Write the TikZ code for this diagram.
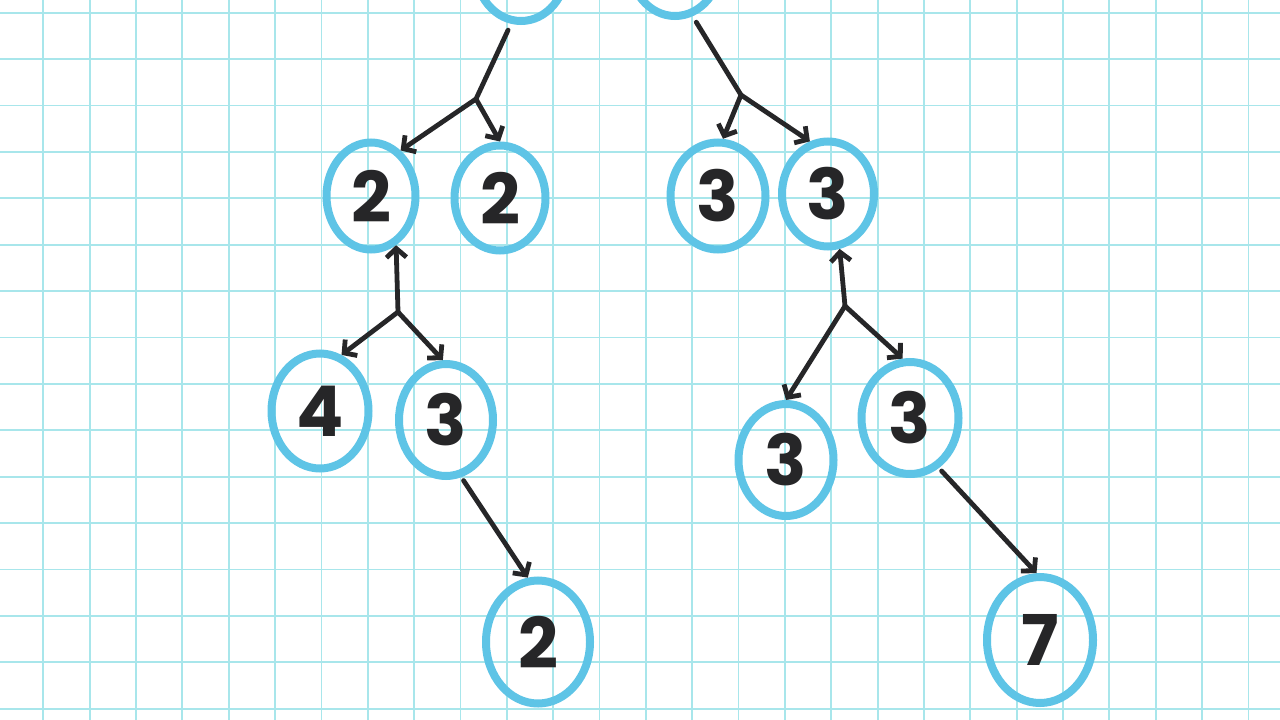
\documentclass[tikz,border=0pt]{standalone}
\usepackage{fontspec}
\setmainfont{Poppins}
\usetikzlibrary{shapes.geometric,arrows.meta}
\definecolor{gitter}{RGB}{168,230,235}
\definecolor{ring}{RGB}{94,196,230}
\definecolor{tinte}{RGB}{38,38,40}
\tikzset{
  knoten/.style={draw=ring, line width=8pt, ellipse, text=tinte, inner sep=0pt,
    font=\fontsize{70}{70}\selectfont\bfseries},
  linie/.style={draw=tinte, line width=4.8pt, line cap=round},
  pfeil/.style={linie, -{Straight Barb[length=9pt,width=20pt]}},
}
\begin{document}
\begin{tikzpicture}[x=1pt,y=-1pt]
            \useasboundingbox (0,0) rectangle (1280,720);
            \clip (0,0) rectangle (1280,720);
            \fill[white] (0,0) rectangle (1280,720);

            % Gitter
            \foreach \i in {0,...,26}
                \draw[gitter, line width=1.8pt] ({43.3+46.35*\i},0) -- ({43.3+46.35*\i},720);
            \foreach \j in {0,...,15}
                \draw[gitter, line width=1.8pt] (0,{12.7+46.4*\j}) -- (1280,{12.7+46.4*\j});

            % Knoten
            \node[knoten, minimum width=92pt, minimum height=108pt] (oben1) at (521,-33) {};
            \node[knoten, minimum width=92pt, minimum height=108pt] (oben2) at (675,-38) {};
            \node[knoten, minimum width=89pt, minimum height=107pt] (zweiA) at (371,196) {2};
            \node[knoten, minimum width=91pt, minimum height=105pt] (zweiB) at (500,198) {2};
            \node[knoten, minimum width=95pt, minimum height=107pt] (dreiA) at (718,196) {3};
            \node[knoten, minimum width=92pt, minimum height=105pt] (dreiB) at (828,194) {3};
            \node[knoten, minimum width=97pt, minimum height=115pt] (vier) at (320,411) {4};
            \node[knoten, minimum width=94pt, minimum height=112pt] (dreiC) at (446,420) {3};
            \node[knoten, minimum width=95pt, minimum height=112pt] (dreiD) at (786,460) {3};
            \node[knoten, minimum width=97pt, minimum height=112pt] (dreiE) at (910,418) {3};
            \node[knoten, minimum width=104pt, minimum height=123pt] (zweiC) at (538,642) {2};
            \node[knoten, minimum width=106pt, minimum height=126pt] (sieben) at (1040,640) {7};

            % Verzweigungen
            \coordinate (v1) at (476,99);
            \coordinate (v2) at (741,95);
            \coordinate (v3) at (398,312);
            \coordinate (v4) at (845,306);

            % Pfeile
            \draw[linie, shorten <=7pt] (oben1.260) -- (v1);
            \draw[pfeil] (v1) -- (zweiA.57);
            \draw[pfeil] (v1) -- (zweiB.90);

            \draw[linie, shorten <=7pt] (oben2.288) -- (v2);
            \draw[pfeil] (v2) -- (dreiA.85);
            \draw[pfeil] (v2) -- (dreiB.109);

            \draw[pfeil] (v3) -- (zweiA.-63);
            \draw[pfeil] (v3) -- (vier.69);
            \draw[pfeil] (v3) -- (dreiC.93);

            \draw[pfeil] (v4) -- (dreiB.-78);
            \draw[pfeil] (v4) -- (dreiD.90);
            \draw[pfeil] (v4) -- (dreiE.97);

            \draw[pfeil, shorten <=4pt] (dreiC.-75) -- (zweiC.99);
            \draw[pfeil, shorten <=4pt] (dreiE.-60) -- (sieben.93);
\end{tikzpicture}
\end{document}
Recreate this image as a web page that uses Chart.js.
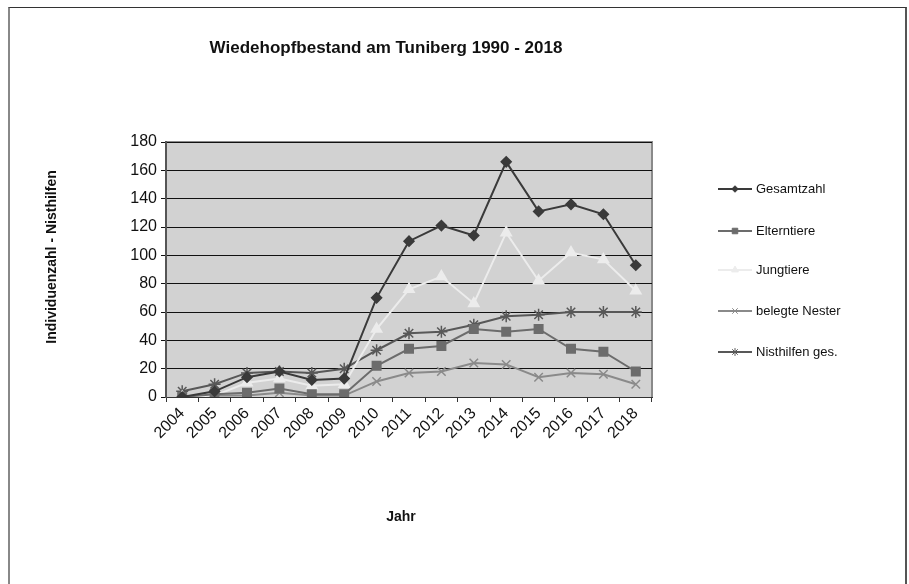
<!DOCTYPE html>
<html>
<head>
<meta charset="utf-8">
<script src="https://cdn.jsdelivr.net/npm/chart.js@4"></script>
<style>
  body { margin: 0; background: #fff; }
  #wrap { position: relative; width: 909px; height: 584px; }
  #frame { position: absolute; left: 8px; top: 7px; width: 895px; height: 600px;
           border-top: 1px solid #333; border-left: 2px solid #888; border-right: 2px solid #555; }
</style>
</head>
<body>
<div id="wrap">
  <div id="frame"></div>
  <canvas id="myChart" width="909" height="584"></canvas>
</div>
<script>
var years = ['2004', '2005', '2006', '2007', '2008', '2009', '2010', '2011', '2012', '2013', '2014', '2015', '2016', '2017', '2018'];
var gesamtzahl = [0, 4, 14, 18, 12, 13, 70, 110, 121, 114, 166, 131, 136, 129, 93];
var elterntiere = [0, 2, 3, 6, 2, 2, 22, 34, 36, 48, 46, 48, 34, 32, 18];
var jungtiere = [0, 1, 10, 13, 8, 9, 48, 76, 85, 66, 116, 82, 102, 97, 75];
var belegteNester = [0, 1, 1, 3, 1, 1, 11, 17, 18, 24, 23, 14, 17, 16, 9];
var nisthilfen = [4, 9, 17, 18, 17, 20, 33, 45, 46, 51, 57, 58, 60, 60, 60];
var yTicks = [0, 20, 40, 60, 80, 100, 120, 140, 160, 180];

var font = 'Liberation Sans, Arial, sans-serif';

function series(label, data, color, style, radius) {
    return {
        label: label,
        data: data,
        borderColor: color,
        backgroundColor: color,
        pointBackgroundColor: color,
        pointBorderColor: color,
        pointStyle: style,
        pointRadius: radius,
        pointBorderWidth: 1.5,
        borderWidth: 2,
        tension: 0
    };
}

// Plot background, title, axis titles and legend
var decor = {
    id: 'decor',
    beforeDraw: function (chart) {
        var a = chart.chartArea, c = chart.ctx;
        c.save();
        c.fillStyle = '#d2d2d2';
        c.fillRect(a.left, a.top, a.right - a.left, a.bottom - a.top);
        c.strokeStyle = '#8a8a8a';
        c.lineWidth = 2;
        c.beginPath();
        c.moveTo(a.left, a.top);
        c.lineTo(a.right, a.top);
        c.lineTo(a.right, a.bottom);
        c.stroke();
        c.restore();
    },
    afterDraw: function (chart) {
        var c = chart.ctx;
        c.save();
        c.fillStyle = '#111';
        c.textAlign = 'center';
        c.textBaseline = 'middle';
        c.font = 'bold 17px ' + font;
        c.fillText('Wiedehopfbestand am Tuniberg 1990 - 2018', 386, 48);
        c.font = 'bold 14px ' + font;
        c.fillText('Jahr', 401, 517);
        c.translate(52, 257);
        c.rotate(-Math.PI / 2);
        c.fillText('Individuenzahl - Nisthilfen', 0, 0);
        c.restore();

        var ys = [189, 231, 270, 311, 352];
        chart.data.datasets.forEach(function (ds, i) {
            var y = ys[i];
            c.save();
            c.strokeStyle = ds.borderColor;
            c.fillStyle = ds.borderColor;
            c.lineWidth = 2;
            c.beginPath();
            c.moveTo(718, y);
            c.lineTo(752, y);
            c.stroke();
            c.lineWidth = 1;
            Chart.helpers.drawPoint(c, {
                pointStyle: ds.pointStyle,
                radius: ds.pointRadius * 0.65,
                borderWidth: 1,
                rotation: 0
            }, 735, y);
            c.fillStyle = '#111';
            c.font = '13px ' + font;
            c.textAlign = 'left';
            c.textBaseline = 'middle';
            c.fillText(ds.label, 756, y);
            c.restore();
        });
    }
};

new Chart(document.getElementById('myChart'), {
    type: 'line',
    data: {
        labels: years,
        datasets: [
            series('Gesamtzahl', gesamtzahl, '#3a3a3a', 'rectRot', 5),
            series('Elterntiere', elterntiere, '#6c6c6c', 'rect', 6),
            series('Jungtiere', jungtiere, '#ececec', 'triangle', 6),
            series('belegte Nester', belegteNester, '#8a8a8a', 'crossRot', 6),
            series('Nisthilfen ges.', nisthilfen, '#585858', 'star', 6)
        ]
    },
    options: {
        responsive: false,
        animation: false,
        layout: {
            padding: { left: 100, top: 142, right: 257, bottom: 124 }
        },
        plugins: {
            legend: { display: false },
            title: { display: false },
            tooltip: { enabled: false }
        },
        scales: {
            x: {
                offset: true,
                afterFit: function (s) { s.height = 63; },
                grid: {
                    offset: true,
                    drawOnChartArea: false,
                    drawTicks: true,
                    tickLength: 5,
                    color: '#333'
                },
                border: { color: '#333', width: 1 },
                ticks: {
                    color: '#111',
                    font: { family: font, size: 16 },
                    maxRotation: 45,
                    minRotation: 45,
                    autoSkip: false,
                    padding: 2
                }
            },
            y: {
                min: 0,
                max: 180,
                afterFit: function (s) { s.width = 66; },
                afterBuildTicks: function (s) {
                    s.ticks = yTicks.map(function (v) { return { value: v }; });
                },
                grid: {
                    color: '#111',
                    lineWidth: 1,
                    drawTicks: true,
                    tickLength: 5
                },
                border: { color: '#555', width: 2 },
                ticks: {
                    color: '#111',
                    font: { family: font, size: 16 },
                    padding: 4
                }
            }
        }
    },
    plugins: [decor]
});
</script>
</body>
</html>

WRITTEN INSTRUCTION:
Gather every line from the listing above in which the word "this" appears.

REPLY TO THE TASK:
Write the TikZ code for this diagram.
Recreate this image as a web page that uses Chart.js.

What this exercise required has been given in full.